Even if the criminal case is resolved, the property owner retains the right to sue you in civil court for the cost of repairing or replacing the fence. This includes not just the fence itself but related expenses like temporary fencing, landscaping damage, and any other costs directly caused by the accident. For damage under a few thousand dollars, the property owner can typically use small claims court, which is inexpensive and doesn’t require a lawyer.

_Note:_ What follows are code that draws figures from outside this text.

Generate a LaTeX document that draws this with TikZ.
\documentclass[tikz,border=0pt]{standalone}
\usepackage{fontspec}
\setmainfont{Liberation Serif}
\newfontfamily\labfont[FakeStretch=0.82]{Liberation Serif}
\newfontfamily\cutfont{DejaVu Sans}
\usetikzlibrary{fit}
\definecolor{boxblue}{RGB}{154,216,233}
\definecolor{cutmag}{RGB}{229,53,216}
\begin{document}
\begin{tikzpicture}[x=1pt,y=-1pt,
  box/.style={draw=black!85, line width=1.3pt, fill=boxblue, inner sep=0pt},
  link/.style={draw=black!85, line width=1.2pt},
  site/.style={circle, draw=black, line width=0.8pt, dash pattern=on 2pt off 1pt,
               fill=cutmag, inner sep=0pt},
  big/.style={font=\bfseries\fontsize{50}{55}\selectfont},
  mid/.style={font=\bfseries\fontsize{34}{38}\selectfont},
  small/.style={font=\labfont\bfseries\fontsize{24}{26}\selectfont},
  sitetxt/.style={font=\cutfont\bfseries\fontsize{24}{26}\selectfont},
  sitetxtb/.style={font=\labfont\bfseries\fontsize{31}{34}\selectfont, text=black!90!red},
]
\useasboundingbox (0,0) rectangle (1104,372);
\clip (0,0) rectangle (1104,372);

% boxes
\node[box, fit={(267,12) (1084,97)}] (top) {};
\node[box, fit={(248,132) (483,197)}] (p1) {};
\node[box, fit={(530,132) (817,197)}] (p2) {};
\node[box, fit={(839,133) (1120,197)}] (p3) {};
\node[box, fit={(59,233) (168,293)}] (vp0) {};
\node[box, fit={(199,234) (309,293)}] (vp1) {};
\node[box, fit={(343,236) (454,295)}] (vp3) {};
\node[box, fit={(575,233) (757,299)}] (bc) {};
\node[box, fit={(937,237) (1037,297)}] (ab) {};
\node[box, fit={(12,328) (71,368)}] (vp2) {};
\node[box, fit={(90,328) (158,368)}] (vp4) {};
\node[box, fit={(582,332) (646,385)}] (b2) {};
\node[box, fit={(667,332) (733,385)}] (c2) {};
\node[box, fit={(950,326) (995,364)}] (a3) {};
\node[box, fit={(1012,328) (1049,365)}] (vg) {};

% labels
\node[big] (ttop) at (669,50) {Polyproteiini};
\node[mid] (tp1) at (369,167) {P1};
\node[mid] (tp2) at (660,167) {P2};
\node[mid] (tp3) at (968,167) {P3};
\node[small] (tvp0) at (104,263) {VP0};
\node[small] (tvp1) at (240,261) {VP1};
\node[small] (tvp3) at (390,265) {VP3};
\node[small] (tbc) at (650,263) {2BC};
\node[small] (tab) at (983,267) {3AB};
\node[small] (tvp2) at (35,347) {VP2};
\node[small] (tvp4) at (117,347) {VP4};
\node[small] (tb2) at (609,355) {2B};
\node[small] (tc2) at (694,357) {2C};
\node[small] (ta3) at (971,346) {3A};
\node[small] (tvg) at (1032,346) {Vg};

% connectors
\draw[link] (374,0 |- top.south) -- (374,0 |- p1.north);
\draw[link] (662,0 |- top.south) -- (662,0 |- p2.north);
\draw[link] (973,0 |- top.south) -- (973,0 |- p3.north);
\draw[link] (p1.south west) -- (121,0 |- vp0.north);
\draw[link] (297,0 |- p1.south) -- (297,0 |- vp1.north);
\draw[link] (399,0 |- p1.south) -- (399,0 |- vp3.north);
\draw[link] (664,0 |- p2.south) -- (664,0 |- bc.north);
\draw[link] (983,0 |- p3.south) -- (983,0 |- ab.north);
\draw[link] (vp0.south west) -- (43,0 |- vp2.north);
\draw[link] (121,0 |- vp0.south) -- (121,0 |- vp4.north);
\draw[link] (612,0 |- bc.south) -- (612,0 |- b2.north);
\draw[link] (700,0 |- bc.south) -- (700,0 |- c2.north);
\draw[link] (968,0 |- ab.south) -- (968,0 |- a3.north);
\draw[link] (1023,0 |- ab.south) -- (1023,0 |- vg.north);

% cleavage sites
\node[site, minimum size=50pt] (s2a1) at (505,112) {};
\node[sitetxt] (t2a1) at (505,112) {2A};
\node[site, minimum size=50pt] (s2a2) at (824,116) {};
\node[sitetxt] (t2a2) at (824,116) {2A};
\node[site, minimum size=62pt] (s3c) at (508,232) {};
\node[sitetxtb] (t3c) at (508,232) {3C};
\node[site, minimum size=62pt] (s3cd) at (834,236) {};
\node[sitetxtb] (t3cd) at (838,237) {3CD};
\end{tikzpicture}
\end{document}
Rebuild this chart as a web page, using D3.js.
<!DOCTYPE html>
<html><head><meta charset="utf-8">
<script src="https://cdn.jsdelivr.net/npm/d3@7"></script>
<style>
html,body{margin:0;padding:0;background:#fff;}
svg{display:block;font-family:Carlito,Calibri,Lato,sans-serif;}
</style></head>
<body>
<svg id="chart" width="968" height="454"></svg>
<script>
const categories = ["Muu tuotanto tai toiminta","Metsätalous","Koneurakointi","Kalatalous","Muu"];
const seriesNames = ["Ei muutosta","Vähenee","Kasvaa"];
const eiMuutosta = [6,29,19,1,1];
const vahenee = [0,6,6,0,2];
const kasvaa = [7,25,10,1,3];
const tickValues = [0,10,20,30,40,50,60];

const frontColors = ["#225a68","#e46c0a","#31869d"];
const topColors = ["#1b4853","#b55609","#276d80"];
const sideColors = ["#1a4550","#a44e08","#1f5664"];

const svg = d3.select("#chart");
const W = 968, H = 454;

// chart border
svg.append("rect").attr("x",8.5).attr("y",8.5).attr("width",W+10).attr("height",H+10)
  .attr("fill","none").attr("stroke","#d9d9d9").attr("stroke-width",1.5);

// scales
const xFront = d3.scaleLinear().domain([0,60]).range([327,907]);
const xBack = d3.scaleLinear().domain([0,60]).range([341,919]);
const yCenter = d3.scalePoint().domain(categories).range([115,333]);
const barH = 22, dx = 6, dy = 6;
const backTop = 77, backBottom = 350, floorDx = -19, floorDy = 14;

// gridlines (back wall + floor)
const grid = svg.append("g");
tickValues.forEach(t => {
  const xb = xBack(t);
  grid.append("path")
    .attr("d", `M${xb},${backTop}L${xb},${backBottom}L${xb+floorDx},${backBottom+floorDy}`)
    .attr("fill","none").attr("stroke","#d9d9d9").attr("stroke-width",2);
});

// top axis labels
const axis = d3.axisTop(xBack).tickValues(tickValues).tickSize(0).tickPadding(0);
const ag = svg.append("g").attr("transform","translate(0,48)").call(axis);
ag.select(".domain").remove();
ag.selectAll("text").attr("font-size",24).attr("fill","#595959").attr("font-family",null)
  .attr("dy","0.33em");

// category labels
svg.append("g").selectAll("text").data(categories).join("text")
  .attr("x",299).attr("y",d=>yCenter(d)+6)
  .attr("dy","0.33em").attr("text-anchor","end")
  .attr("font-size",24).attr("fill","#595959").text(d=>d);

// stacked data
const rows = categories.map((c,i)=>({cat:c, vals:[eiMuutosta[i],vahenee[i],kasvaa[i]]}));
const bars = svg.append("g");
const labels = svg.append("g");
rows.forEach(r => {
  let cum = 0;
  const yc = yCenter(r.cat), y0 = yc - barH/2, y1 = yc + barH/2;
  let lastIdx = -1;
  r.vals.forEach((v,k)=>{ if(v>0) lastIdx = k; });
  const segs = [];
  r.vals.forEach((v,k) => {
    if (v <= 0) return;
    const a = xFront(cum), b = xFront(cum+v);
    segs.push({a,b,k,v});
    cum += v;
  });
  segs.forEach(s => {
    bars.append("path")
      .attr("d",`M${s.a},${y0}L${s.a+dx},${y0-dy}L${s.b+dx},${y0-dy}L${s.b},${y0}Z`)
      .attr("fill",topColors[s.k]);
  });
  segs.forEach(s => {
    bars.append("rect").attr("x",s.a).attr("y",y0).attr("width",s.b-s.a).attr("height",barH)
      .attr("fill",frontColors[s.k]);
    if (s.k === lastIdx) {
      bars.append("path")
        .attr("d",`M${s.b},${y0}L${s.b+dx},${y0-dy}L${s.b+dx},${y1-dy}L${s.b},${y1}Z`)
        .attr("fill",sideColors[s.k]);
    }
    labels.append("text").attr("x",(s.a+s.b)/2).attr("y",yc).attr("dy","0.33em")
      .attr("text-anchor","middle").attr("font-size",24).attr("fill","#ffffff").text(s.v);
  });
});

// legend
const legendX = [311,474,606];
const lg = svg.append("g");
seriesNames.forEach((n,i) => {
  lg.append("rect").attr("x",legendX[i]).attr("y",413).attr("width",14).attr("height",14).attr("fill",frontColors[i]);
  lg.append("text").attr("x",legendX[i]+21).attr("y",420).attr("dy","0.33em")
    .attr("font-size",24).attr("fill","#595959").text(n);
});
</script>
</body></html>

If you’re convicted criminally, the court may also order restitution as part of your sentence. Restitution is a payment directly to the property owner to cover their actual financial losses from the damage. It’s separate from any fines you pay to the court and is calculated based on repair estimates, invoices, or similar evidence of cost.3U.S. Department of Justice. Restitution Process

Restitution remains enforceable even if your insurance has covered part of the damage. You’re personally responsible for any balance your insurance doesn’t pay. And unlike most debts, court-ordered restitution cannot be wiped out through bankruptcy. Federal bankruptcy law specifically exempts restitution orders from discharge, meaning this obligation follows you regardless of your financial situation.4Office of the Law Revision Counsel. 11 USC 523 – Exceptions to Discharge

Failing to pay restitution on schedule can trigger additional consequences, including extended probation, additional fines, or jail time for violating the terms of your sentence.

How Long the Property Owner Can Sue

The property owner doesn’t have to file a lawsuit right away. Every state sets a statute of limitations for property damage claims, and these deadlines give the owner anywhere from two to six years to bring a civil suit depending on the state. Most states fall in the two-to-four-year range. The clock generally starts on the date of the accident, not the date the owner discovers who was responsible.

This means that even if no lawsuit materializes in the weeks after the incident, the possibility can hang over you for years. Resolving the situation proactively through your insurance or a direct settlement with the property owner eliminates that uncertainty and is almost always cheaper than defending a lawsuit later.

The Bottom Line on Timing

Everything about this situation gets worse the longer you wait. Criminal exposure increases as investigators build a case. Insurance coverage becomes harder to preserve. The property owner’s frustration grows, making a reasonable settlement less likely. If you hit a fence and drove away, the best move you can make right now is to go back, own up, and start the reporting process. The conversation will be uncomfortable, but it’s far less uncomfortable than a knock on the door from a police officer who already has your plate number.